■ GOAL ■
Exact reproduction is required for the lines bounded by the one containing "Rebuild this chart" and the one containing "for v in c)", both bounds included. Print them without any pictures.

■ INFORMATION GIVEN ■
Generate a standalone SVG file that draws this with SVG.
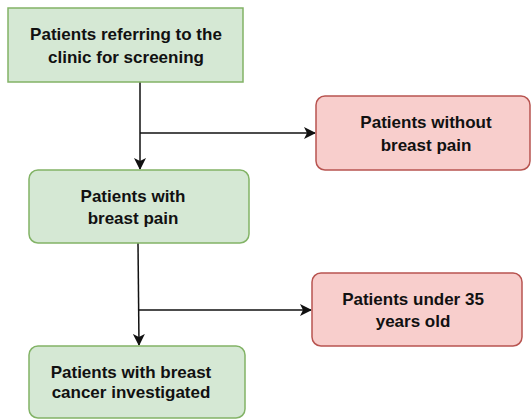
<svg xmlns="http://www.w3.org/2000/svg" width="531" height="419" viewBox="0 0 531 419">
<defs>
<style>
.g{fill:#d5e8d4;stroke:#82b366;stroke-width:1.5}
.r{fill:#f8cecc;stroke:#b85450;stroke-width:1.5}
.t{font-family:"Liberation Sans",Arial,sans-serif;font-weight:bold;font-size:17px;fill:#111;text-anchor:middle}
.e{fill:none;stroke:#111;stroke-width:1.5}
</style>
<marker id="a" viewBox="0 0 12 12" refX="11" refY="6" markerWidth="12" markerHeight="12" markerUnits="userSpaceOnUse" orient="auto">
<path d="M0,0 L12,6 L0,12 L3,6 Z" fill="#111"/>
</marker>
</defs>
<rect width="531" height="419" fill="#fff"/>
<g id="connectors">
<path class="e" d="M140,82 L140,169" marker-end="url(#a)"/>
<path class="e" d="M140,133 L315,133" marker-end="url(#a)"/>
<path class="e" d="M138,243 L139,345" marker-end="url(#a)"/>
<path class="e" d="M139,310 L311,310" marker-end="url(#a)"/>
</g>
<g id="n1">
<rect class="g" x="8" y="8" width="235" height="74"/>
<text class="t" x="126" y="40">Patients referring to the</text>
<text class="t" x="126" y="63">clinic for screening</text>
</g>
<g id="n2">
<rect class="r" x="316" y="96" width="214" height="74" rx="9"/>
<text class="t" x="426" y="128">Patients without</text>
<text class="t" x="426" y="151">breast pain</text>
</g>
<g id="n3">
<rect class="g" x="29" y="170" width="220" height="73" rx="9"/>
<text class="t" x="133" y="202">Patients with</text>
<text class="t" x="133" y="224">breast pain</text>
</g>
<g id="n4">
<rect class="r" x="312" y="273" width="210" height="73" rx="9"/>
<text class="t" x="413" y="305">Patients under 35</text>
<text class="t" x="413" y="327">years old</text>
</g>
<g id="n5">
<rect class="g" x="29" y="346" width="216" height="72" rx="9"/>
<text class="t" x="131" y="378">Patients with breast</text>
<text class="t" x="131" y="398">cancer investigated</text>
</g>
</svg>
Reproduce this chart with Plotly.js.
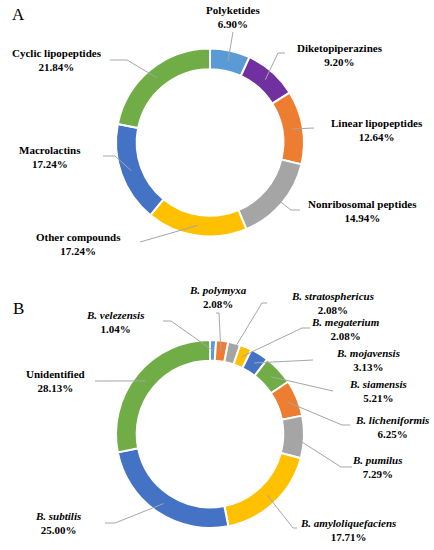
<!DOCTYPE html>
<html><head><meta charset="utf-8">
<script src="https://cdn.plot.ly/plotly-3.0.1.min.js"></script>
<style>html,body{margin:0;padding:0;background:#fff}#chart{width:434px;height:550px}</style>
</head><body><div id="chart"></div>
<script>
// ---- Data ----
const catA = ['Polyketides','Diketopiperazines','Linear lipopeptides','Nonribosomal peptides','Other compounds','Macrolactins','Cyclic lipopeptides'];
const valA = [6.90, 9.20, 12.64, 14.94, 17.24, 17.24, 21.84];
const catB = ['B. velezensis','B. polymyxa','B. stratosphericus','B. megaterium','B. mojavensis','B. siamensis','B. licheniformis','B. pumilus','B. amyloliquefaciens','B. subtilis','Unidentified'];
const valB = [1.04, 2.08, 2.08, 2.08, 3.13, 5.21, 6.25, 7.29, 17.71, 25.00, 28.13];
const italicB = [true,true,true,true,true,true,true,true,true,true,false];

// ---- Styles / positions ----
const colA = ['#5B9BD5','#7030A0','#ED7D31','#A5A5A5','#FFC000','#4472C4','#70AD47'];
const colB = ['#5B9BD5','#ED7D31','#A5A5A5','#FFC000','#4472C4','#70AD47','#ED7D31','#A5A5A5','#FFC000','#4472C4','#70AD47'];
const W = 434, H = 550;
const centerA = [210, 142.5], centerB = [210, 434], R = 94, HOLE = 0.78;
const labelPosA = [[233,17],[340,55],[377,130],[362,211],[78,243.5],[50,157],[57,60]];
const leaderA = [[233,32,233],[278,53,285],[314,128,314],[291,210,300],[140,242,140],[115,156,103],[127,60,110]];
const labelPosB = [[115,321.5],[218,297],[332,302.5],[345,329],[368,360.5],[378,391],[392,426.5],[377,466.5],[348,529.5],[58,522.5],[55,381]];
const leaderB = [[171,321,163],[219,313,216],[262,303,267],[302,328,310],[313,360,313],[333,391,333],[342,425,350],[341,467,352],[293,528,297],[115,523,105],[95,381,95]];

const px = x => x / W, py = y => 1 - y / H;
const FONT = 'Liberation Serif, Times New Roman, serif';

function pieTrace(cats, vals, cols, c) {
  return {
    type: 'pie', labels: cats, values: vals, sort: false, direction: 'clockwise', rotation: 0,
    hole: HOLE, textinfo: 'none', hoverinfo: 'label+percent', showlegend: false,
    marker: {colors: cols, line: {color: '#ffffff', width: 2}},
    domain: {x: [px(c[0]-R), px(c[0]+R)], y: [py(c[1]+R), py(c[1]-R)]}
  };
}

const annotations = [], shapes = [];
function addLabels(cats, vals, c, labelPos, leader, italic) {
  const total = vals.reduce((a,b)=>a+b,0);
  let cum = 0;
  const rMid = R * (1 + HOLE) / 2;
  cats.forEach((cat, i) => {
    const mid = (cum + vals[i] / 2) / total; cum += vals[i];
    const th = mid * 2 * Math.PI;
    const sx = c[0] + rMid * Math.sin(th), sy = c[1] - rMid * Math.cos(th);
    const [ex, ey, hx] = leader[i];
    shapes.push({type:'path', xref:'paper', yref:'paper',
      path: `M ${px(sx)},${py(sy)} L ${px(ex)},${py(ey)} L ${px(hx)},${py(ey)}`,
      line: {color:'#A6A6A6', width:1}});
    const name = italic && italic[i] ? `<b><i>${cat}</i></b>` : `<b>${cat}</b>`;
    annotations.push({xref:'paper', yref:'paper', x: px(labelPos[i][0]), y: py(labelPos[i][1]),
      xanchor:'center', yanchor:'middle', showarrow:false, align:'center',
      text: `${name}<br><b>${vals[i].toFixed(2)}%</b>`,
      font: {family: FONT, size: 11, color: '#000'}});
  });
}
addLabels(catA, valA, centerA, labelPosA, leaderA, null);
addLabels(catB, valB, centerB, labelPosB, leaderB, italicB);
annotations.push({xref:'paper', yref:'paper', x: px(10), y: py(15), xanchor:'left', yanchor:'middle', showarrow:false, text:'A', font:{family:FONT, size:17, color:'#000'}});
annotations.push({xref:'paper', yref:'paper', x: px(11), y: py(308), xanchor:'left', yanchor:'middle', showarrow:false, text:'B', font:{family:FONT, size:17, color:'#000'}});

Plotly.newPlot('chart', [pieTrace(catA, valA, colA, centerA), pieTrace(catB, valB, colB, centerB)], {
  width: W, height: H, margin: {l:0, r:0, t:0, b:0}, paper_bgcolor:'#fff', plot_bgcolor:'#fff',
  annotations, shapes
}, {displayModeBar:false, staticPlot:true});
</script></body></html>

---

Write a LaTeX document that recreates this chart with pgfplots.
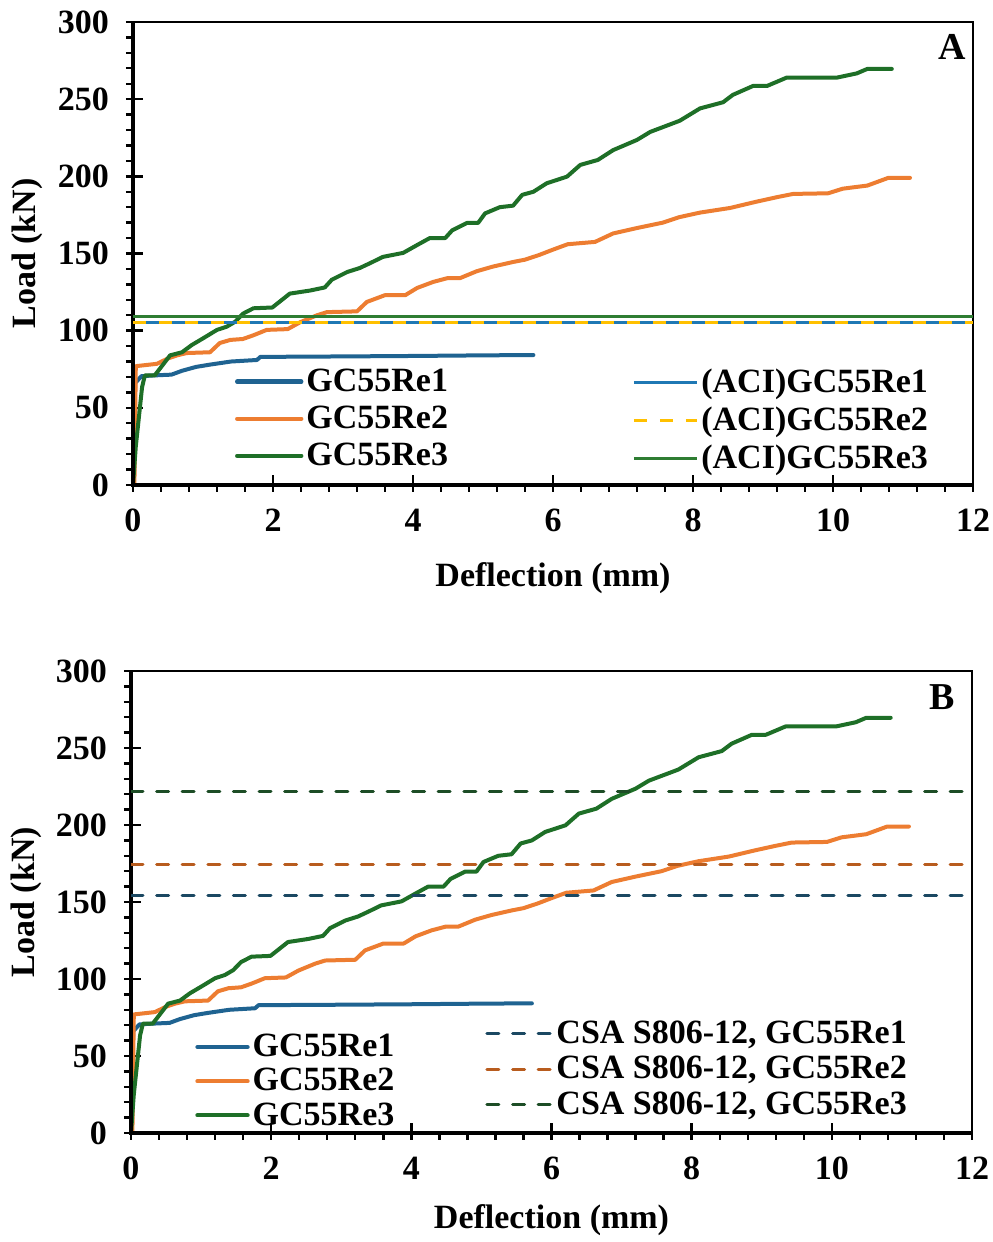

--

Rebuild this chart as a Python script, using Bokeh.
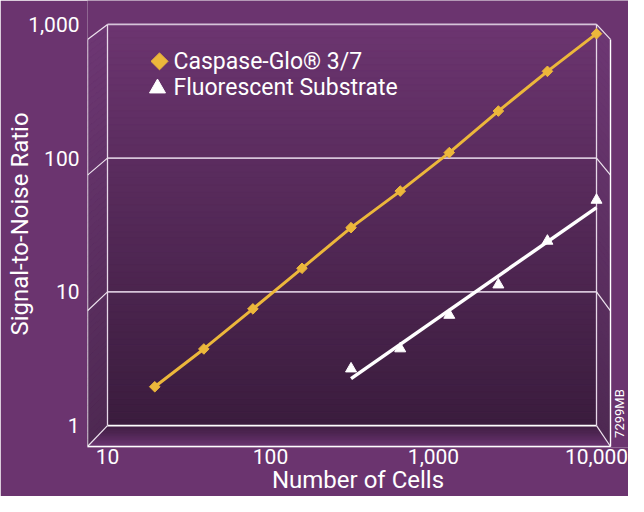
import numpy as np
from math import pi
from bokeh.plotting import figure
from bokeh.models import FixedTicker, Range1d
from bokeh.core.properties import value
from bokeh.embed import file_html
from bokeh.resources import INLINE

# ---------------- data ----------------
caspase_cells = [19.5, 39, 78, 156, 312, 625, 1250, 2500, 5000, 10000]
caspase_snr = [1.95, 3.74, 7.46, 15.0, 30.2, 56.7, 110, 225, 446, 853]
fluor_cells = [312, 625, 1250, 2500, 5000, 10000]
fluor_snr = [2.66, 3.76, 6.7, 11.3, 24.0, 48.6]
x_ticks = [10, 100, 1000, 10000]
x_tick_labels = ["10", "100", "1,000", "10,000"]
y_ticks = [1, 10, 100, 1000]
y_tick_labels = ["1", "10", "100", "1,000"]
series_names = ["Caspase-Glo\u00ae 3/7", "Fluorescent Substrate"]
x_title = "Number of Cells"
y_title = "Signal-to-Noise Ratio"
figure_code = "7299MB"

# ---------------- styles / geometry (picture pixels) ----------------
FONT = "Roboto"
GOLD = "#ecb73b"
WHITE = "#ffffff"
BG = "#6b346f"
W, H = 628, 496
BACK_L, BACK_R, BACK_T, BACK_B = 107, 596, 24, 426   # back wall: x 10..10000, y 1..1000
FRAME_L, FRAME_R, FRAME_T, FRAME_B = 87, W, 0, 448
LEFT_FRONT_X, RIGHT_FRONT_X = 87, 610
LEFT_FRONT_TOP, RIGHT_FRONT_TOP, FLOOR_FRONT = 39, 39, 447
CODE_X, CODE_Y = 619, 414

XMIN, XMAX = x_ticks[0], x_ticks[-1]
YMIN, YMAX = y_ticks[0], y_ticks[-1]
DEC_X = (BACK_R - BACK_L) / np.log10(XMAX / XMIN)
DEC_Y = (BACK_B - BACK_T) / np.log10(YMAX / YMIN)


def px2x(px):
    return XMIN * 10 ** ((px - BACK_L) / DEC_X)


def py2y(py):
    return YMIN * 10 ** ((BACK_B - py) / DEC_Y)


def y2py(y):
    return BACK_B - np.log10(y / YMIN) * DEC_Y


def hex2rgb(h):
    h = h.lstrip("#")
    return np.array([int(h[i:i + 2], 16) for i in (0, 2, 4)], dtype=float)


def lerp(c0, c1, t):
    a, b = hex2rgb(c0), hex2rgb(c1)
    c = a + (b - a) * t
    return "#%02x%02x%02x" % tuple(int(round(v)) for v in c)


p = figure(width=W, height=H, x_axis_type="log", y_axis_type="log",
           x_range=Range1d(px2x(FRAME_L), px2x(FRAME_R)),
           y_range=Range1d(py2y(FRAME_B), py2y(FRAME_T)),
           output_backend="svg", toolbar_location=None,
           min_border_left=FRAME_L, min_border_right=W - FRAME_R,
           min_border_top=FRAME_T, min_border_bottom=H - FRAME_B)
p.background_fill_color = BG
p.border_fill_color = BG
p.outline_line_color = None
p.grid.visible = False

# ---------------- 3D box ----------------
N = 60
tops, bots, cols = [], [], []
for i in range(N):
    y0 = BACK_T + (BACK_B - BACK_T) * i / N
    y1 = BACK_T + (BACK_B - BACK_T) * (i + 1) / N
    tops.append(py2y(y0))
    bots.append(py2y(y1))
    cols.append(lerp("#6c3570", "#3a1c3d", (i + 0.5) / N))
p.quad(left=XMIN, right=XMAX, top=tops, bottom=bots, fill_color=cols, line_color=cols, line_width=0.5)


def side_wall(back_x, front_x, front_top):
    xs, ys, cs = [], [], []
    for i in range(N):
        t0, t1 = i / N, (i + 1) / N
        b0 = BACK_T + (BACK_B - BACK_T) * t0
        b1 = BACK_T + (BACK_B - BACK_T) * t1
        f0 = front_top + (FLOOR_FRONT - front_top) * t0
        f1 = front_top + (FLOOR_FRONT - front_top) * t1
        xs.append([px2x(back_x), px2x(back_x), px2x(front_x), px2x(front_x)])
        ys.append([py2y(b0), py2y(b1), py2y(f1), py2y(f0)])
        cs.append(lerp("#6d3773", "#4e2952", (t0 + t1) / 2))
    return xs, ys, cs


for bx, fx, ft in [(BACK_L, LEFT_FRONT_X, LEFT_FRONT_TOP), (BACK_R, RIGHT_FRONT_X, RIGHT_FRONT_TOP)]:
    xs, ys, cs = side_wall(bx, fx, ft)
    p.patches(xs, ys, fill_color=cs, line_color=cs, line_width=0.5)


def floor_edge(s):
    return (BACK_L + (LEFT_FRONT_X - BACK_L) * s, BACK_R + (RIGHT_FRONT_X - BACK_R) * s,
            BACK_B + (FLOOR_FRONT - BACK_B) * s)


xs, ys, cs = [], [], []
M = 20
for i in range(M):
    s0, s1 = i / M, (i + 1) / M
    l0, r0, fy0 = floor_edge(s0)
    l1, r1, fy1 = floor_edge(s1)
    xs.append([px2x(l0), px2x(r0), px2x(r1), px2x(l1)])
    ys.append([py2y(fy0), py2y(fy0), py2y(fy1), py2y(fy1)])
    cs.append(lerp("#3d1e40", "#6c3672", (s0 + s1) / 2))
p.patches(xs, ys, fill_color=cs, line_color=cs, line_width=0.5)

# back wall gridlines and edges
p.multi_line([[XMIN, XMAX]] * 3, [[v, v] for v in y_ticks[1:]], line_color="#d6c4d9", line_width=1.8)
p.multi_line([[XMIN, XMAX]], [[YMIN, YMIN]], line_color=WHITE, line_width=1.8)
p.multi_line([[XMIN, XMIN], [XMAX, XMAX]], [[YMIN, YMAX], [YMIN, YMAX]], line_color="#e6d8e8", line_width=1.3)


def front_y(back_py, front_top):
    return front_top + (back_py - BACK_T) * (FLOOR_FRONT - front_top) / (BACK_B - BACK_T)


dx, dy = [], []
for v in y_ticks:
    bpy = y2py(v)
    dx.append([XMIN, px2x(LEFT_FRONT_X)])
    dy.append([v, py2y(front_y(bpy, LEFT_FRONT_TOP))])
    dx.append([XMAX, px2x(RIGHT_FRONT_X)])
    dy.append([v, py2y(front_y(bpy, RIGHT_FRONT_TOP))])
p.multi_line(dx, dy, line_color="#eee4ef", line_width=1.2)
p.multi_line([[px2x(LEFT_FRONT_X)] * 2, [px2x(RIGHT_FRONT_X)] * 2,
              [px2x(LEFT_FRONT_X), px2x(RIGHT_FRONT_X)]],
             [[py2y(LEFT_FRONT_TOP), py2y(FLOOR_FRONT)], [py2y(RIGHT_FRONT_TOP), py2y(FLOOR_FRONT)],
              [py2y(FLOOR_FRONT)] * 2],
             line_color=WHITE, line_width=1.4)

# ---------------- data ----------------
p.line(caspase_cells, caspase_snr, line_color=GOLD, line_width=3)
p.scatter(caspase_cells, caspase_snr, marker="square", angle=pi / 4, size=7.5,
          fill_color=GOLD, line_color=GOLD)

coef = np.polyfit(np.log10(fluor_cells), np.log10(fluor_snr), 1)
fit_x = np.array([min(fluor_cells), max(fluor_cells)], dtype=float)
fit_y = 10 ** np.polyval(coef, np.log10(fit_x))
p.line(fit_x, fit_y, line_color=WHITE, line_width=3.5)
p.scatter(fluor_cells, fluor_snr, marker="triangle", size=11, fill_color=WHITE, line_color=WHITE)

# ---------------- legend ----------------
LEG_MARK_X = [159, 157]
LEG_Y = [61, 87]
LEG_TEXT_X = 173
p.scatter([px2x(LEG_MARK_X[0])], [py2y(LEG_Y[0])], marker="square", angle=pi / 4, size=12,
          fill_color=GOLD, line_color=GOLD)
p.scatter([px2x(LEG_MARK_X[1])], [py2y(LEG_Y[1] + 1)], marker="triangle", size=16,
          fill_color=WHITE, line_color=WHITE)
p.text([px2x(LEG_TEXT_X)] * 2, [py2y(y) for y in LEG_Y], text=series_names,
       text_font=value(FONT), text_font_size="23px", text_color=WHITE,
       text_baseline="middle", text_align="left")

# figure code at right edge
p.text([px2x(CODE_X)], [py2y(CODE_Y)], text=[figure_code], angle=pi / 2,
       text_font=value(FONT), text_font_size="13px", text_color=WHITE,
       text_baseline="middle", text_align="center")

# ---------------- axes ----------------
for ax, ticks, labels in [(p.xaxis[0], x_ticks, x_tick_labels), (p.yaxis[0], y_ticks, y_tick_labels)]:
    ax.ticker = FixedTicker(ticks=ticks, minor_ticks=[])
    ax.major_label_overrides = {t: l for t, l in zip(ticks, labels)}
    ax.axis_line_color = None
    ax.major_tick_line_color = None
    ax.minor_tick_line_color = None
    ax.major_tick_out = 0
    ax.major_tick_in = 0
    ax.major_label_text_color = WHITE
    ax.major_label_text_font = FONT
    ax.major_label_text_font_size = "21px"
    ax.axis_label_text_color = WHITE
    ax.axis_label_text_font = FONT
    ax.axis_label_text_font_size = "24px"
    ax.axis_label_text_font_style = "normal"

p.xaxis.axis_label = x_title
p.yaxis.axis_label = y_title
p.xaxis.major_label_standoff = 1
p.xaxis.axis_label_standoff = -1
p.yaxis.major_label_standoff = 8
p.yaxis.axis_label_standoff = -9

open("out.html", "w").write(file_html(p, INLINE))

■ RESULT FOR THIS EXERCISE ■
Rebuild this chart as a Python script, using Bokeh.
import numpy as np
from math import pi
from bokeh.plotting import figure
from bokeh.models import FixedTicker, Range1d
from bokeh.core.properties import value
from bokeh.embed import file_html
from bokeh.resources import INLINE

# ---------------- data ----------------
caspase_cells = [19.5, 39, 78, 156, 312, 625, 1250, 2500, 5000, 10000]
caspase_snr = [1.95, 3.74, 7.46, 15.0, 30.2, 56.7, 110, 225, 446, 853]
fluor_cells = [312, 625, 1250, 2500, 5000, 10000]
fluor_snr = [2.66, 3.76, 6.7, 11.3, 24.0, 48.6]
x_ticks = [10, 100, 1000, 10000]
x_tick_labels = ["10", "100", "1,000", "10,000"]
y_ticks = [1, 10, 100, 1000]
y_tick_labels = ["1", "10", "100", "1,000"]
series_names = ["Caspase-Glo\u00ae 3/7", "Fluorescent Substrate"]
x_title = "Number of Cells"
y_title = "Signal-to-Noise Ratio"
figure_code = "7299MB"

# ---------------- styles / geometry (picture pixels) ----------------
FONT = "Roboto"
GOLD = "#ecb73b"
WHITE = "#ffffff"
BG = "#6b346f"
W, H = 628, 496
BACK_L, BACK_R, BACK_T, BACK_B = 107, 596, 24, 426   # back wall: x 10..10000, y 1..1000
FRAME_L, FRAME_R, FRAME_T, FRAME_B = 87, W, 0, 448
LEFT_FRONT_X, RIGHT_FRONT_X = 87, 610
LEFT_FRONT_TOP, RIGHT_FRONT_TOP, FLOOR_FRONT = 39, 39, 447
CODE_X, CODE_Y = 619, 414

XMIN, XMAX = x_ticks[0], x_ticks[-1]
YMIN, YMAX = y_ticks[0], y_ticks[-1]
DEC_X = (BACK_R - BACK_L) / np.log10(XMAX / XMIN)
DEC_Y = (BACK_B - BACK_T) / np.log10(YMAX / YMIN)


def px2x(px):
    return XMIN * 10 ** ((px - BACK_L) / DEC_X)


def py2y(py):
    return YMIN * 10 ** ((BACK_B - py) / DEC_Y)


def y2py(y):
    return BACK_B - np.log10(y / YMIN) * DEC_Y


def hex2rgb(h):
    h = h.lstrip("#")
    return np.array([int(h[i:i + 2], 16) for i in (0, 2, 4)], dtype=float)


def lerp(c0, c1, t):
    a, b = hex2rgb(c0), hex2rgb(c1)
    c = a + (b - a) * t
    return "#%02x%02x%02x" % tuple(int(round(v)) for v in c)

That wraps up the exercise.